Whilst it can be easy to overlook a humble soup, the second course was a steaming tureen for two of the most moreish homemade cauliflower cheese variety – which didn’t sit between us for long before it was scraped up greedily – proving a hearty, warming and utterly delicious highlight of the evening.
The choices for the main course, described by the waiter as there was no written menu, were to our surprise paraded through the dining room on huge platters by a stream of staff – with an impressive slab of juicy beef receiving the loudest mumbles of approval.
I opted for the homemade chicken tikka massala, however, a far cry from many a curry house version of the namesake, instead providing a creative, light and fresher-than-fresh modern interpretation, accompanied by perfectly-cooked basmati rice and a tangy mint raita.
While opposite me, sea bass was selected as the fish dish of the day – receiving equally high praise, and an equally clean plate. Like the starters, and the soup, both main courses were perfectly seasoned – in fact, the salt and pepper wasn’t reached for once throughout the evening.
While waistlines were expanding by the glorious minute, more pomp and circumstance ensued – with a promenade worthy of carnival floats and tickertape. This time, it was the desserts on parade, with a mountainous steamed pudding and an impressive stack of profiteroles the stars of the show – much to the delight of the wide-eyed diners.
Despite providing a glitzy wow factor to the proceedings, the aforementioned profiteroles certainly didn’t disappoint on the taste front either, snapped-up by seemingly everyone in the dining room. The Colleys bread and butter pudding with lashings of custard created a heated argument with my dining companion however, as she insisted it beat the classic choux dessert hands-down despite my disbelieving protests.
And, did I mention second helpings of desserts are almost mandatory? The chance to try the dense and golden syrup steamed pudding with cream, as well as a helping of blackberry ice-cream with apple shortcake were seized by us second time around.

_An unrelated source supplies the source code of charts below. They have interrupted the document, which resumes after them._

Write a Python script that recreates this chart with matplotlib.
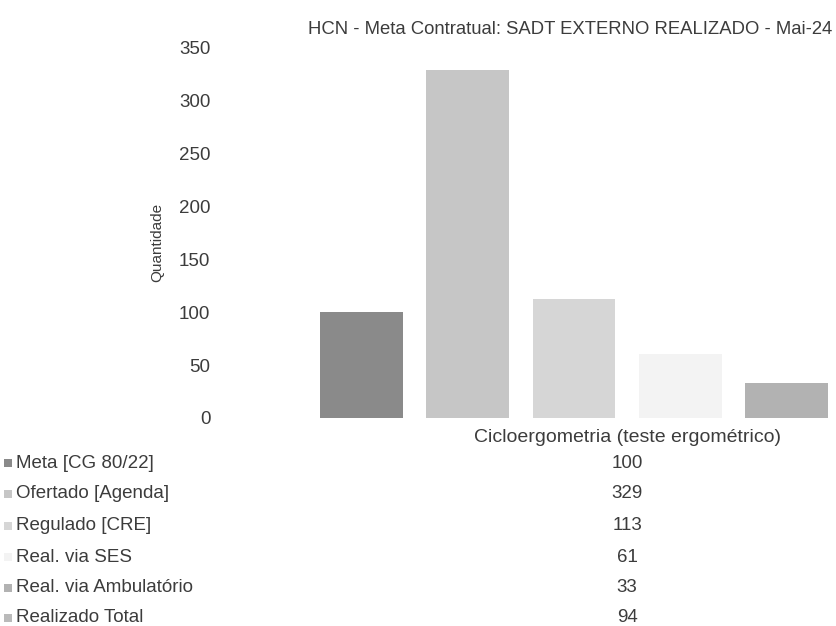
import matplotlib
matplotlib.use("Agg")
import matplotlib.pyplot as plt
import matplotlib.transforms as mtransforms

plt.rcParams['font.family'] = ['Liberation Sans', 'DejaVu Sans']

# data (one category, six series)
category = "Cicloergometria (teste ergométrico)"
series = ["Meta [CG 80/22]", "Ofertado [Agenda]", "Regulado [CRE]",
          "Real. via SES", "Real. via Ambulatório", "Realizado Total"]
values = [100, 329, 113, 61, 33, 94]
colors = ["#8a8a8a", "#c6c6c6", "#d6d6d6", "#f3f3f3", "#b2b2b2", "#bababa"]

TXT = "#3c3c3c"
W, H = 837, 626

fig = plt.figure(figsize=(W / 100, H / 100), dpi=100)

# plot area: the picture is cropped on the right, last bar falls outside
left_px, bottom_px, top_px = 220, 418, 48
ax = fig.add_axes([left_px / W, 1 - bottom_px / H, 1 - left_px / W,
                   (bottom_px - top_px) / H])

pitch = 106.25  # pixels per bar slot
x0 = -(361.5 - left_px) / pitch
ax.set_xlim(x0, x0 + (W - left_px) / pitch)
ax.set_ylim(0, 350)

for i, (v, c) in enumerate(zip(values, colors)):
    ax.bar(i, v, width=0.78, color=c, linewidth=0)

for s in ax.spines.values():
    s.set_visible(False)
ax.set_xticks([])
ax.set_yticks(range(0, 351, 50))
ax.tick_params(axis='y', length=0, pad=7, labelsize=13.5, labelcolor=TXT)

fig.text(157 / W, 1 - 242 / H, "Quantidade", rotation=90, ha='center',
         va='center', fontsize=11, color=TXT)

fig.text(832 / W, 1 - 29 / H,
         "HCN - Meta Contratual: SADT EXTERNO REALIZADO - Mai-24",
         ha='right', va='center', fontsize=13.3, color=TXT)

# data table under the plot
trans = mtransforms.blended_transform_factory(ax.transData, fig.transFigure)
cx = (len(values) - 1) / 2
ax.text(cx, 1 - 437 / H, category, transform=trans, ha='center',
        va='center', fontsize=14, color=TXT, clip_on=False)

row_y = [463, 494, 526, 557, 588, 618]
for name, v, c, y in zip(series, values, colors, row_y):
    yf = 1 - y / H
    fig.patches.append(plt.Rectangle((4 / W, yf - 4 / H), 8 / W, 8 / H,
                                     transform=fig.transFigure,
                                     facecolor=c, edgecolor='none'))
    fig.text(16 / W, yf, name, ha='left', va='center', fontsize=13.5,
             color=TXT)
    ax.text(cx, yf, str(v), transform=trans, ha='center', va='center',
            fontsize=13.5, color=TXT, clip_on=False)

fig.savefig("out.png", dpi=100)
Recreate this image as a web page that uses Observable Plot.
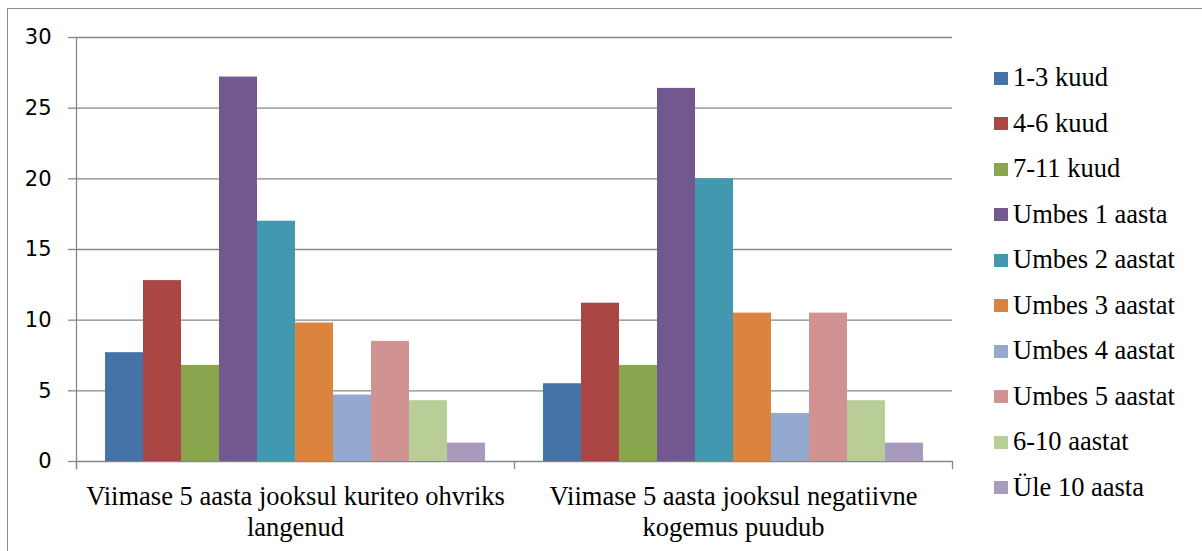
<!DOCTYPE html>
<html>
<head>
<meta charset="utf-8">
<script src="https://cdn.jsdelivr.net/npm/d3@7"></script>
<script src="https://cdn.jsdelivr.net/npm/@observablehq/plot@0.6"></script>
<style>
  html, body { margin: 0; padding: 0; background: #fff; overflow: hidden; }
  #wrap { position: relative; width: 1202px; height: 551px; }
  #border { position: absolute; left: 7px; top: 8px; width: 1300px; height: 700px;
            border-left: 1.3px solid #8a8a8a; border-top: 1.3px solid #8a8a8a; }
  #chart { position: absolute; left: 0; top: 0; }
  #legend { position: absolute; left: 0; top: 0; }
  .row { position: absolute; left: 994px; height: 30px; display: flex; align-items: center;
         font-size: 26.5px; line-height: 30px; color: #000; white-space: nowrap; }
  .row, .row span { font-family: "Liberation Serif", serif !important; }
  .sw { width: 14px; height: 13px; margin-right: 5px; margin-top: 2px; flex: none; }
  #chart g[aria-label^="fx-axis"], #chart g[aria-label^="fx-axis"] text { font-family: "Liberation Serif", serif !important; }
  #chart g[aria-label^="y-axis"], #chart g[aria-label^="y-axis"] text { font-family: "DejaVu Sans", sans-serif !important; }
</style>
</head>
<body>
<div id="wrap">
  <div id="border"></div>
  <div id="chart"></div>
  <div id="legend"></div>
</div>
<script>
const categories = [
  "Viimase 5 aasta jooksul kuriteo ohvriks langenud",
  "Viimase 5 aasta jooksul negatiivne kogemus puudub"
];
const categoryLabels = [
  "Viimase 5 aasta jooksul kuriteo ohvriks\nlangenud",
  "Viimase 5 aasta jooksul negatiivne\nkogemus puudub"
];
const series = ["1-3 kuud", "4-6 kuud", "7-11 kuud", "Umbes 1 aasta", "Umbes 2 aastat",
                "Umbes 3 aastat", "Umbes 4 aastat", "Umbes 5 aastat", "6-10 aastat", "Üle 10 aasta"];
const victimValues     = [7.7, 12.8, 6.8, 27.2, 17.0, 9.8, 4.7, 8.5, 4.3, 1.3];
const noNegativeValues = [5.5, 11.2, 6.8, 26.4, 20.0, 10.5, 3.4, 10.5, 4.3, 1.3];
const colors = ["#4572A7", "#AA4643", "#89A54E", "#71588F", "#4198AF",
                "#DB843D", "#93A9CF", "#D19392", "#B9CD96", "#A99BBD"];
const yTicks = [0, 5, 10, 15, 20, 25, 30];

const valuesByCategory = [victimValues, noNegativeValues];
const data = [];
categories.forEach((c, ci) => series.forEach((s, si) => data.push({cat: c, series: s, value: valuesByCategory[ci][si]})));
const labelOf = new Map(categories.map((c, i) => [c, categoryLabels[i]]));

const gray = "#878787";

const chart = Plot.plot({
  width: 1202,
  height: 551,
  marginLeft: 75,
  marginRight: 250,
  marginTop: 37,
  marginBottom: 90,
  style: {background: "transparent", overflow: "visible"},
  fx: {domain: categories, padding: 0},
  x: {domain: series, paddingInner: 0, paddingOuter: 0.76, axis: null},
  y: {domain: [0, 30]},
  color: {domain: series, range: colors},
  marks: [
    Plot.gridY(yTicks, {stroke: gray, strokeOpacity: 1, strokeWidth: 1.3}),
    Plot.barY(data, {fx: "cat", x: "series", y: "value", fill: "series"}),
    Plot.frame({anchor: "left", facetAnchor: "left", insetBottom: -7, stroke: gray, strokeWidth: 1.3}),
    Plot.frame({anchor: "left", insetTop: 424, insetBottom: -7, stroke: gray, strokeWidth: 1.3}),
    Plot.frame({anchor: "right", facetAnchor: "right", insetTop: 424, insetBottom: -7, stroke: gray, strokeWidth: 1.3}),
    Plot.axisY({ticks: yTicks, tickSize: 8, tickPadding: 17, stroke: gray, strokeWidth: 1.3,
                fontSize: 21, fontFamily: "DejaVu Sans", fill: "#000", label: null}),
    Plot.axisFx({anchor: "bottom", tickSize: 0, tickPadding: 21, label: null,
                 tickFormat: d => labelOf.get(d), lineHeight: 1.17,
                 fontSize: 26.5, fontFamily: "Liberation Serif", fill: "#000"})
  ]
});
document.getElementById("chart").appendChild(chart);

const legend = document.getElementById("legend");
series.forEach((s, i) => {
  const row = document.createElement("div");
  row.className = "row";
  row.style.top = (86 + 45.5 * i - 24) + "px";
  row.style.fontFamily = '"Liberation Serif", serif';
  const sw = document.createElement("div");
  sw.className = "sw";
  sw.style.background = colors[i];
  const t = document.createElement("span");
  t.textContent = s;
  row.appendChild(sw);
  row.appendChild(t);
  legend.appendChild(row);
});
</script>
</body>
</html>
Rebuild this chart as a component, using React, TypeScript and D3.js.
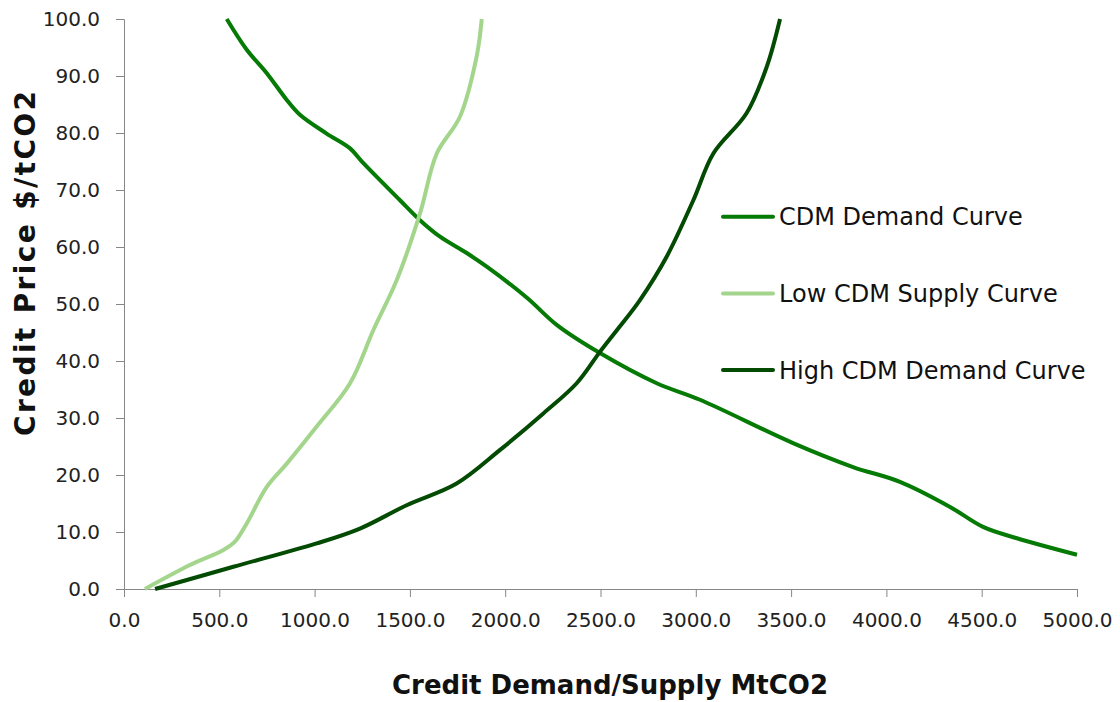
import * as d3 from "d3";
import { useEffect, useRef } from "react";

// Values
const demandX = [539, 644, 749, 854, 923, 1063, 1186, 1256, 1448, 1553, 1658, 1800, 1905, 2114, 2272, 2497, 2795, 3022, 3510, 3825, 4071, 4334, 4507, 4685, 5000];
const demandY = [100, 94.6, 90.5, 85.8, 83.2, 79.9, 77.3, 74.7, 68.2, 64.7, 61.8, 58.9, 56.5, 51.1, 46.3, 41.4, 36.1, 33.2, 25.6, 21.4, 18.8, 14.4, 10.9, 8.9, 6.0];

const lowX = [110, 346, 519, 582, 644, 749, 854, 1011, 1186, 1308, 1431, 1553, 1641, 1763, 1850, 1877];
const lowY = [0, 4.2, 6.8, 8.3, 11.5, 17.9, 22.0, 28.5, 36.1, 45.4, 54.2, 65.9, 76.4, 82.9, 93.4, 100];

const highX = [163, 574, 1011, 1238, 1483, 1745, 1973, 2200, 2375, 2497, 2600, 2707, 2847, 2987, 3092, 3267, 3372, 3442];
const highY = [0, 3.9, 8.0, 10.6, 14.7, 18.5, 24.4, 30.8, 36.1, 41.6, 46, 50.7, 58.3, 68.2, 76.4, 83.5, 91.6, 100];

const seriesNames = ["CDM Demand Curve", "Low CDM Supply Curve", "High CDM Demand Curve"];
const seriesColors = ["#057a05", "#a3d68c", "#034a03"];

const xTicks = [0, 500, 1000, 1500, 2000, 2500, 3000, 3500, 4000, 4500, 5000];
const yTicks = [0, 10, 20, 30, 40, 50, 60, 70, 80, 90, 100];

const xTitle = "Credit Demand/Supply MtCO2";
const yTitle = "Credit Price $/tCO2";

export default function App() {
  const svgRef = useRef<SVGSVGElement>(null);

  useEffect(() => {
    if (!svgRef.current) return;
    const width = 1120;
    const height = 702;
    const svg = d3.select<SVGSVGElement, unknown>(svgRef.current);
    svg.selectAll("*").remove();
    svg.attr("width", width).attr("height", height);

    svg.append("rect").attr("width", width).attr("height", height).attr("fill", "#ffffff");

    const x = d3.scaleLinear().domain([0, 5000]).range([124, 1077]);
    const y = d3.scaleLinear().domain([0, 100]).range([589, 19]);

    const font = "'DejaVu Sans', sans-serif";

    // Y axis
    const yAxis = d3
      .axisLeft(y)
      .tickValues(yTicks)
      .tickFormat((d) => (d as number).toFixed(1))
      .tickSizeOuter(0)
      .tickSize(8)
      .tickPadding(16);
    const yG = svg.append("g").attr("transform", "translate(124,0)").call(yAxis);
    yG.select(".domain").attr("stroke", "#878787");
    yG.selectAll(".tick line").attr("stroke", "#878787");
    yG.selectAll(".tick text")
      .attr("fill", "#222")
      .attr("font-size", "20px")
      .attr("font-family", font);

    // X axis
    const xAxis = d3
      .axisBottom(x)
      .tickValues(xTicks)
      .tickFormat((d) => (d as number).toFixed(1))
      .tickSizeOuter(0)
      .tickSize(8)
      .tickPadding(16);
    const xG = svg.append("g").attr("transform", "translate(0,589)").call(xAxis);
    xG.select(".domain").attr("stroke", "#878787");
    xG.selectAll(".tick line").attr("stroke", "#878787");
    xG.selectAll(".tick text")
      .attr("fill", "#222")
      .attr("font-size", "20px")
      .attr("font-family", font);

    // Curves
    const series = [
      { xs: demandX, ys: demandY },
      { xs: lowX, ys: lowY },
      { xs: highX, ys: highY },
    ];
    const line = d3
      .line<[number, number]>()
      .x((d) => x(d[0]))
      .y((d) => y(d[1]))
      .curve(d3.curveCatmullRom.alpha(0.5));

    series.forEach((s, i) => {
      const pts = s.xs.map((v, j) => [v, s.ys[j]] as [number, number]);
      svg
        .append("path")
        .attr("d", line(pts))
        .attr("fill", "none")
        .attr("stroke", seriesColors[i])
        .attr("stroke-width", 4)
        .attr("stroke-linejoin", "round");
    });

    // Legend
    const legend = svg.append("g");
    seriesNames.forEach((name, i) => {
      const ly = 216.7 + i * 76.7;
      legend
        .append("line")
        .attr("x1", 723)
        .attr("x2", 773)
        .attr("y1", ly)
        .attr("y2", ly)
        .attr("stroke", seriesColors[i])
        .attr("stroke-width", 4)
        .attr("stroke-linecap", "round");
      legend
        .append("text")
        .attr("x", 779)
        .attr("y", ly + 8.5)
        .attr("fill", "#111")
        .attr("font-size", "24px")
        .attr("font-family", font)
        .text(name);
    });

    // Axis titles
    svg
      .append("text")
      .attr("x", 610)
      .attr("y", 694)
      .attr("text-anchor", "middle")
      .attr("font-size", "26px")
      .attr("font-weight", "bold")
      .attr("font-family", font)
      .attr("fill", "#111")
      .text(xTitle);

    svg
      .append("text")
      .attr("transform", "translate(35,263.5) rotate(-90)")
      .attr("text-anchor", "middle")
      .attr("font-size", "28px")
      .attr("font-weight", "bold")
      .attr("font-family", font)
      .attr("fill", "#111")
      .attr("textLength", 345)
      .attr("lengthAdjust", "spacing")
      .text(yTitle);
  }, []);

  return <svg ref={svgRef} style={{ position: "absolute", left: 0, top: 0 }}></svg>;
}
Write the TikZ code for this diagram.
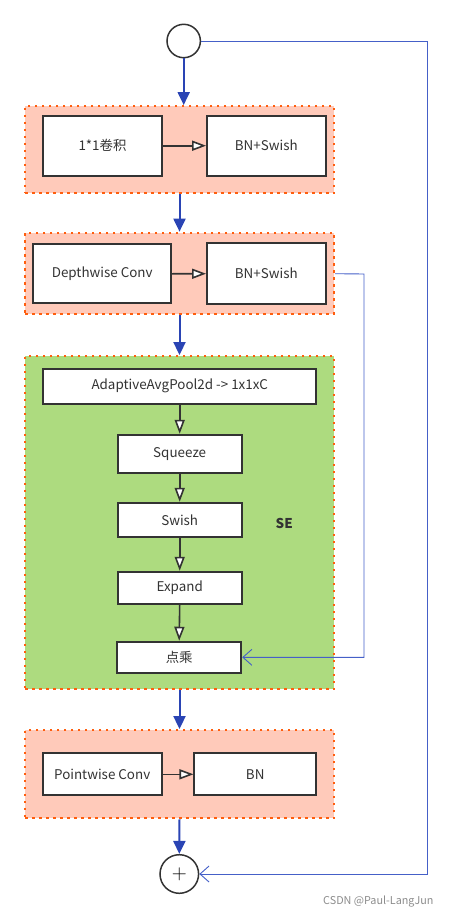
\documentclass[tikz,border=0pt]{standalone}
\usepackage{fontspec}
\newfontfamily\cjk{Noto Sans CJK SC}
\usetikzlibrary{arrows.meta}
\definecolor{salmon}{HTML}{FFCABA}
\definecolor{sgreen}{HTML}{ADDB7F}
\definecolor{dotor}{HTML}{FF5E0E}
\definecolor{boxln}{HTML}{333333}
\definecolor{flowbl}{HTML}{2A44B4}
\definecolor{thinbl}{HTML}{4560C8}
\tikzset{
  group/.style={draw=dotor, line width=2pt, dash pattern=on 2.6pt off 4.4pt, inner sep=0pt},
  procbox/.style={draw=boxln, fill=white, line width=1.8pt, inner sep=0pt, font=\cjk\fontsize{13.4}{15}\selectfont, text=boxln},
  ring/.style={draw=boxln, fill=white, circle, line width=1.5pt, inner sep=0pt},
  mainflow/.style={draw=flowbl, line width=2pt, -{Triangle[length=13pt,width=12pt]}},
  innerflow/.style={draw=boxln, line width=1.6pt, -{Triangle[open,fill=white,length=14pt,width=10pt]}},
  sideflow/.style={draw=thinbl, line width=0.9pt, -{Straight Barb[length=9pt,width=16pt]}},
}
\begin{document}
\begin{tikzpicture}[x=1pt,y=-1pt]
\useasboundingbox (0,0) rectangle (451,918);
% groups
\node[group, fill=salmon, minimum width=309pt, minimum height=87.3pt] (blk1) at (179.5,149.7) {};
\node[group, fill=salmon, minimum width=309pt, minimum height=81.3pt] (blk2) at (179.5,273.3) {};
\node[group, fill=sgreen, minimum width=309pt, minimum height=333.3pt] (blk3) at (179.5,522.7) {};
\node[group, fill=salmon, minimum width=309pt, minimum height=88.3pt] (blk4) at (179.5,774.2) {};
% circles
\node[ring, minimum size=33.4pt] (tc) at (183.7,41) {};
\node[ring, minimum size=38.6pt, font=\fontsize{20}{20}\selectfont] (plus) at (179.3,874) {$+$};
% boxes
\node[procbox, minimum width=118.4pt, minimum height=60pt] (b1a) at (102.5,145.7) {1*1卷积};
\node[procbox, minimum width=118.7pt, minimum height=60pt] (b1b) at (266.3,145.7) {BN+Swish};
\node[procbox, minimum width=137.7pt, minimum height=59pt] (b2a) at (102.2,273.8) {Depthwise Conv};
\node[procbox, minimum width=118.7pt, minimum height=60.7pt] (b2b) at (266.3,273.7) {BN+Swish};
\node[procbox, minimum width=272.7pt, minimum height=35pt] (pool) at (179.7,386.2) {AdaptiveAvgPool2d -> 1x1xC};
\node[procbox, minimum width=124pt, minimum height=38pt] (sq) at (179.7,453.7) {Squeeze};
\node[procbox, minimum width=124pt, minimum height=34.6pt] (sw) at (179.7,520) {Swish};
\node[procbox, minimum width=124pt, minimum height=32.3pt] (ex) at (179.7,587.8) {Expand};
\node[procbox, minimum width=124.3pt, minimum height=31.3pt] (dm) at (179.2,657.3) {点乘};
\node[procbox, minimum width=119pt, minimum height=42pt] (pc) at (102.2,774.3) {Pointwise Conv};
\node[procbox, minimum width=121.7pt, minimum height=42pt] (bn) at (255.2,774.3) {BN};
\node[font=\cjk\bfseries\fontsize{13.5}{15}\selectfont, text=boxln] (se) at (284.3,523.3) {SE};
\node[font=\cjk\fontsize{10.8}{12}\selectfont, text=black!45, anchor=east] (wm) at (437,901.5) {CSDN @Paul-LangJun};
% main flow
\draw[mainflow] (tc.south) -- (tc.south |- blk1.north);
\draw[mainflow] (blk1.south) -- (blk2.north);
\draw[mainflow] (blk2.south) -- (blk3.north);
\draw[mainflow] (blk3.south) -- (blk4.north);
\draw[mainflow] (blk4.south) -- (plus.north);
% inner flow
\draw[innerflow] (b1a.east) -- (b1b.west);
\draw[innerflow] (b2a.east) -- (b2b.west);
\draw[innerflow] (pc.east) -- (bn.west);
\draw[innerflow] (pool.south) -- (sq.north);
\draw[innerflow] (sq.south) -- (sw.north);
\draw[innerflow] (sw.south) -- (ex.north);
\draw[innerflow] (ex.south) -- (dm.north);
% side connections
\coordinate (k1) at (364,274);
\coordinate (r1) at (427,41);
\draw[sideflow] (b2b.east -| blk2.east) -- (k1) |- (dm.east);
\draw[sideflow] (tc.east) -- (r1) |- (plus.east);
\end{tikzpicture}
\end{document}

And there wasn’t a single diner who didn’t also relish the opportunity for more helpings of the homemade desserts that have made Colleys a Gloucestershire institution.
While sipping coffee, our discussion turned to the potential drawbacks of dining at Colleys – grumbling being something else the British are particularly good at – and at a stretch we offered that whilst the fortnightly-updated menu might aim to cater for both daring and traditional appetites, with limited choices the fussiest eaters might not always find something they like, particularly if they are vegetarian.
But, handed a very reasonable bill from a young waiter who had provided a prompt, polite and impeccable service throughout the evening, we agreed that dining at Colleys Lechlade had been nothing short of an exceptional experience. Unique, just a little eccentric, and offering a real sense of occasion – like the many regulars seated around us, we agreed we would unequivocally be found queuing outside for an evening here again soon.
The four-course dinner at Colleys Lechlade costs £24.95 per person Monday to Thursday, £28.95 per person on Fridays, and £29.95 per person on Saturdays.